Eight in ten South Korean manufacturers say their core product markets have reached saturation, entering what is known as “red ocean” territory. These markets are defined by limited demand and intense competition, eroding profitability and stifling growth. Without bold investments and innovation to launch new products and explore untapped sectors, companies face the risk of collapse. This stagnation is reflected in the fact that eight of South Korea’s top ten export categories in 2023 were unchanged from 20 years ago, highlighting the country’s stalled industrial transformation.
A recent survey by the Korea Chamber of Commerce and Industry, which polled 2,186 manufacturers nationwide, found that 82.3 percent believe their main products are in the maturity or decline stage of the market cycle. Just 17.7 percent said their products are in the introduction or growth phase. The results point to a serious gap in South Korea’s capacity to develop new industries that can replace its aging manufacturing base.
Steel, petrochemicals, and oil refining, once the backbone of South Korea’s exports, have now entered red ocean territory. Global steel demand is projected to decline for the fourth straight year in 2024, dropping to 1.74 billion tons, while surplus production capacity exceeds 600 million tons. South Korean steelmakers are under intense strain from China’s dumping and a 50 percent tariff on exports to the United States. Petrochemical companies also face growing headwinds due to large-scale facility expansions in China and Middle Eastern oil-producing countries. Without restructuring, analysts warn that up to half of these firms could go bankrupt within three years.
To weather the current crisis, companies need to tap into blue ocean markets that offer limited competition and greater value through innovation. However, the KCCI survey found that only 42.4 percent of manufacturers had launched or were considering new business ventures to replace their main product lines. Most cited tight finances and uncertainty about future industries as key reasons for holding back.
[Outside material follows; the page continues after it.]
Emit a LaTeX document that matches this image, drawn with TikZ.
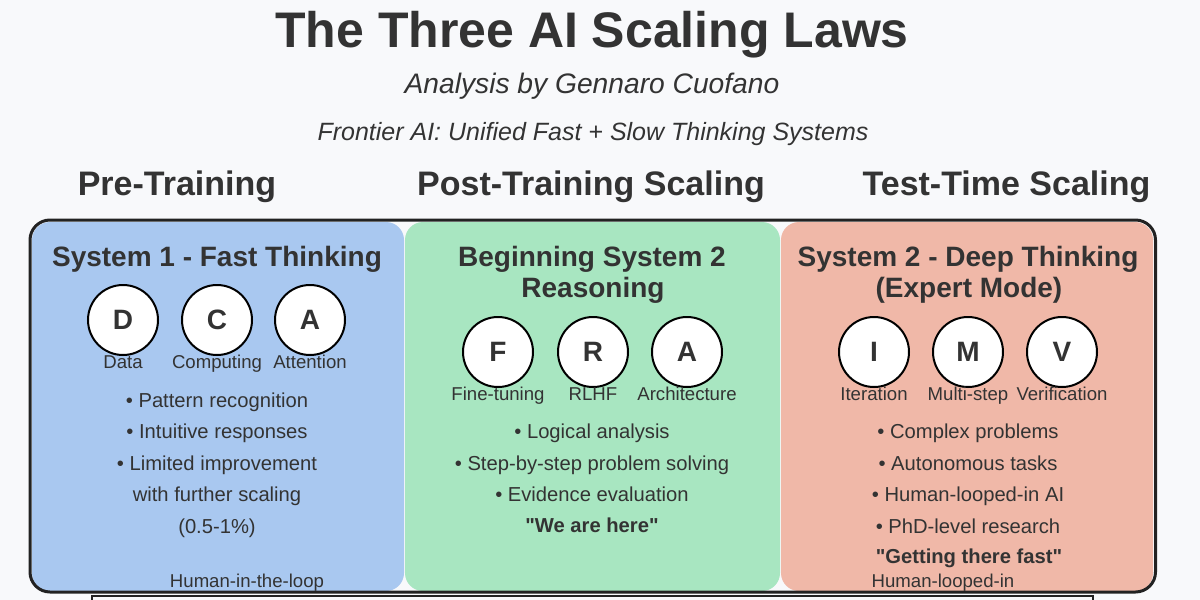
\documentclass[tikz,border=0pt]{standalone}
\usepackage{fontspec}
\setmainfont{Liberation Sans}[Ligatures=TeXOff]
\definecolor{bg}{HTML}{F8F9FB}\definecolor{ink}{HTML}{333333}\definecolor{frame}{HTML}{222222}
\definecolor{pblue}{HTML}{A9C8F0}\definecolor{pgreen}{HTML}{A8E6C1}\definecolor{pred}{HTML}{F0B8A8}
\tikzset{t/.style={text=ink,inner sep=0pt,anchor=base},ttl/.style={t,font=\fontsize{50}{60}\selectfont\bfseries},
sub/.style={t,font=\fontsize{28.2}{34}\selectfont\itshape},hd/.style={t,font=\fontsize{34}{40}\selectfont\bfseries},
pt/.style={t,font=\fontsize{28}{32}\selectfont\bfseries},txt/.style={t,font=\fontsize{20.2}{24}\selectfont},
btxt/.style={txt,font=\fontsize{20.2}{24}\selectfont\bfseries},lbl/.style={t,font=\fontsize{18.6}{22}\selectfont},
cir/.style={circle,draw=black,fill=white,line width=2pt,minimum size=70pt,inner sep=0pt,text=ink,font=\fontsize{28}{32}\selectfont\bfseries},
panel/.style={rounded corners=18pt}}
\begin{document}
\begin{tikzpicture}[x=1pt,y=-1pt]
\useasboundingbox[fill=bg](0,0)rectangle(1200,600);
% titles
\node[ttl](title)at(592,47){The Three AI Scaling Laws};
\node[sub](by)at(592,93){Analysis by Gennaro Cuofano};
\node[sub,font=\fontsize{25}{30}\selectfont\itshape](front)at(593,140){Frontier AI: Unified Fast + Slow Thinking Systems};
\node[hd](h1)at(177,195){Pre-Training};\node[hd](h2)at(591,195){Post-Training Scaling};\node[hd](h3)at(1006.5,195){Test-Time Scaling};
% panels
\fill[panel,pblue](32,222)rectangle(404,591);\fill[panel,pgreen](405,222)rectangle(780,591);\fill[panel,pred](781,222)rectangle(1153,591);
\draw[line width=3pt,frame,rounded corners=20pt](30,220)rectangle(1155.5,592);
\draw[line width=1.5pt,frame](92,601)--(92,596)--(1093,596)--(1093,601);
% panel titles
\node[pt](s1)at(217,266){System 1 - Fast Thinking};
\node[pt](s2)at(592,266){Beginning System 2};\node[pt](s2b)at(593,297){Reasoning};
\node[pt](s3)at(968,266){System 2 - Deep Thinking};\node[pt](s3b)at(969,297){(Expert Mode)};
% circles
\foreach\x/\l/\n[count=\i]in{123/D/Data,217/C/Computing,310/A/Attention}{\node[cir](a\i)at(\x,320){\l};\node[lbl](la\i)at(\x,368){\n};}
\foreach\x/\l/\n[count=\i]in{498/F/Fine-tuning,593/R/RLHF,687/A/Architecture}{\node[cir](b\i)at(\x,352){\l};\node[lbl](lb\i)at(\x,400){\n};}
\foreach\x/\l/\n[count=\i]in{874/I/Iteration,968/M/Multi-step,1062/V/Verification}{\node[cir](c\i)at(\x,352){\l};\node[lbl](lc\i)at(\x,400){\n};}
% bullets
\foreach\s[count=\i]in{• Pattern recognition,• Intuitive responses,• Limited improvement,with further scaling,(0.5-1\%)}\node[txt](ta\i)at(217,{407+31.5*(\i-1)}){\s};
\foreach\s[count=\i]in{• Logical analysis,• Step-by-step problem solving,• Evidence evaluation}\node[txt](tb\i)at(592,{438.5+31.5*(\i-1)}){\s};
\node[btxt](here)at(592,532){"We are here"};
\foreach\s[count=\i]in{• Complex problems,• Autonomous tasks,• Human-looped-in AI,• PhD-level research}\node[txt](tc\i)at(968,{438.5+31.5*(\i-1)}){\s};
\node[btxt](fast)at(969,563){"Getting there fast"};
\node[lbl](hil)at(247,587){Human-in-the-loop};\node[lbl](hli)at(943,587){Human-looped-in};
\end{tikzpicture}
\end{document}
The Trump administration launched a global tariff war to rebuild American manufacturing, raising protective barriers for domestic industries. South Korea must also act swiftly to support its industrial base and take the lead in managing the risks of economic transition. Government support for early-stage technologies and ventures should move away from corporate tax breaks and toward direct subsidies. During this sensitive shift, officials should refrain from pushing institutional reforms that could provoke labor unrest or spark disputes between executives and shareholders.